I was about to write a long answer, but varkor stole the scene. I think his answer is pretty good and I'd like to complement it with a bunch of references that I find relevant.
The general mood of the references below is that a monad over Set is, in particular, an enriched monad over Set. This is not irrelevant when it comes to the interpretation of monads as theories. Of course, in the spirit of nervous monads (and relative monads in general), one can still develop a lot the theory. But when we take a more Yoneda-point of view, say in the spirit of a completeness-like theorem, enrichment starts to matter.
- Rosický, Metric monads.
- Rosický, Discrete equational theories.
- Adámek et al, Quantitative Algebras and a Classification of Metric Monads.
- Adámek, Varieties of quantitative algebras as categories.
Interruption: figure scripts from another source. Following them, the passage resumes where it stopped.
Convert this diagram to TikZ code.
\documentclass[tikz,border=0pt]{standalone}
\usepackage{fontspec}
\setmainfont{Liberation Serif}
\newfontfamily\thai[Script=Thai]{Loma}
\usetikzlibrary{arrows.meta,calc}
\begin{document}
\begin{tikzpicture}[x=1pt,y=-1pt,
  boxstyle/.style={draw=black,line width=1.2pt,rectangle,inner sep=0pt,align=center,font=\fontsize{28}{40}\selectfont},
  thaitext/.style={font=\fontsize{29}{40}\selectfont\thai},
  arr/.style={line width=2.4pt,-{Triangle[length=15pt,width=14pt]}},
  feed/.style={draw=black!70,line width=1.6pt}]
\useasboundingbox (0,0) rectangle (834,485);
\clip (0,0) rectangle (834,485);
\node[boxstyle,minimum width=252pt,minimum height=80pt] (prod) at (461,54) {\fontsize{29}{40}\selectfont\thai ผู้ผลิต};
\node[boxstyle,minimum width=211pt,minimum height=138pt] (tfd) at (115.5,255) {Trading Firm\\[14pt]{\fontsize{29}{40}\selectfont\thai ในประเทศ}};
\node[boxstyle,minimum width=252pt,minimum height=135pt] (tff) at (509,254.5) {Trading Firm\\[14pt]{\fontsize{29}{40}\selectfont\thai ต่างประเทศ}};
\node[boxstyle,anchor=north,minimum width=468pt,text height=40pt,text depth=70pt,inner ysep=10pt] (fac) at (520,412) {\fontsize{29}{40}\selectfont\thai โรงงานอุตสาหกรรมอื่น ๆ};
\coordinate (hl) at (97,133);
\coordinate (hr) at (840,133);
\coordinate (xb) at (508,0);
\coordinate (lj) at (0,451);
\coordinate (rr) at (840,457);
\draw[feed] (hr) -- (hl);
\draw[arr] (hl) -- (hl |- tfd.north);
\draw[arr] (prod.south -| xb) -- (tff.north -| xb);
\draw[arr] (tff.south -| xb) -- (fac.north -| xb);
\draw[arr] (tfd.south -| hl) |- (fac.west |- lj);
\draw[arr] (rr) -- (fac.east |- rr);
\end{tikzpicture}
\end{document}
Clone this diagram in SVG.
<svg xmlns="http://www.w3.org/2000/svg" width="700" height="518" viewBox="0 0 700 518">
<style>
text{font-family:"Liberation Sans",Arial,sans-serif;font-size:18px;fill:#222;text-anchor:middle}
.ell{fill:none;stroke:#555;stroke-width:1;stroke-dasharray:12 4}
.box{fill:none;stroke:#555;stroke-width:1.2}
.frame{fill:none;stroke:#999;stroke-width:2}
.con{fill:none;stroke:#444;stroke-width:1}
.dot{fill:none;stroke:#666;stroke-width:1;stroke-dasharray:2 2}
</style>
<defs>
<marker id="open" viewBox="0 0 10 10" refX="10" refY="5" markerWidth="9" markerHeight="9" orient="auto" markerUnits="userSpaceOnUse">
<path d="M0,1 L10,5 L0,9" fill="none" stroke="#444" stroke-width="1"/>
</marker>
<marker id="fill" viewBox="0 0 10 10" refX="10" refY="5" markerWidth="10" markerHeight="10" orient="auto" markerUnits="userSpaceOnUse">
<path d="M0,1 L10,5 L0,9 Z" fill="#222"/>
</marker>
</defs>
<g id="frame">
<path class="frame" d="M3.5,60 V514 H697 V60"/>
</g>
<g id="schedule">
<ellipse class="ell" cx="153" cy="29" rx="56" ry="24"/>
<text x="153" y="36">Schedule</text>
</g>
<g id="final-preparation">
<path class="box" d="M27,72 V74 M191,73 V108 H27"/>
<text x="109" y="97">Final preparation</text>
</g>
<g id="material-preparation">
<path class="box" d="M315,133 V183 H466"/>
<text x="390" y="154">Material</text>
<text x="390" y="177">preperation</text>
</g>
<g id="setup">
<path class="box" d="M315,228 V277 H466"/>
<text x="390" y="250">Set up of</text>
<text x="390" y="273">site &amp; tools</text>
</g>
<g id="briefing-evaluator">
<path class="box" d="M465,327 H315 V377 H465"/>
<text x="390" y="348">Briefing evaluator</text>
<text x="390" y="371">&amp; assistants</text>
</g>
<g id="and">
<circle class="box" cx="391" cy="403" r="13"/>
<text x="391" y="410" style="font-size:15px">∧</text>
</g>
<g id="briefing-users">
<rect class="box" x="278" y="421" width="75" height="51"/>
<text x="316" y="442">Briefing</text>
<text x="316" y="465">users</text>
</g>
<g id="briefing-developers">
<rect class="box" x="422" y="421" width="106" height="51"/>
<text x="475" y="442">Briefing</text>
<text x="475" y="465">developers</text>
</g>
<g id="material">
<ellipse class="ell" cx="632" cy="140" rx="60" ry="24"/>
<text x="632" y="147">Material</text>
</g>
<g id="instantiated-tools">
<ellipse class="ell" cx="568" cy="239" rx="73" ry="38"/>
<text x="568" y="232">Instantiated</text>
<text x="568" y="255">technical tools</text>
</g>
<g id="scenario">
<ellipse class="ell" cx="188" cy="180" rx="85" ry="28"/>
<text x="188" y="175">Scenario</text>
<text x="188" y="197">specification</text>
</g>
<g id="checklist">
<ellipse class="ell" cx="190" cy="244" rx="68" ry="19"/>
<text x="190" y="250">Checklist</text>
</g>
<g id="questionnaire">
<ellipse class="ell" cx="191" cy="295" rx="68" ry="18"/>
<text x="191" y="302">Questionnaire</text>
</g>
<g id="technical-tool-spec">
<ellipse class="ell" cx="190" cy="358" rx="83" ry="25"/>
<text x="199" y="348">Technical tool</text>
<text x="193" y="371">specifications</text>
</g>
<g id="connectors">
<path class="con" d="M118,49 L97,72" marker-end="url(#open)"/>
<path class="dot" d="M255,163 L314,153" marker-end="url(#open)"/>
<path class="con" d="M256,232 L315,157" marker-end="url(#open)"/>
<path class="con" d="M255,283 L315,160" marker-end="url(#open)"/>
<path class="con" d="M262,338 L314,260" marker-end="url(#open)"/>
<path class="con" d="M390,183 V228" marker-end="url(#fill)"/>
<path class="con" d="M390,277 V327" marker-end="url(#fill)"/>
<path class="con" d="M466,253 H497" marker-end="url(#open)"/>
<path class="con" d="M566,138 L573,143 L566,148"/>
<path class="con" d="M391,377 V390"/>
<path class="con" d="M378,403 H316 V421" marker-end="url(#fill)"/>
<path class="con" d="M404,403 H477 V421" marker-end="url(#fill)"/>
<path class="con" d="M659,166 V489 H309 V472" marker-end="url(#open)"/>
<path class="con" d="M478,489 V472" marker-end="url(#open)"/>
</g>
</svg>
The papers above were all inspired by recent developments initiated by Plotkin et al on the general topic of quantitative algebras, but (especially Rosický's work) cover a lot of other cases providing great intuition.
I should stress that Quantitative Algebras and a Classification of Metric Monads stresses on the gap between enriched monads and general monads, clarifying (or I should say hinting) the difference in the two approaches when it comes to logical repercussions.
There is also a nice talk by Adámek on youtube given at the Brno Algebra Seminar where he discusses this issue.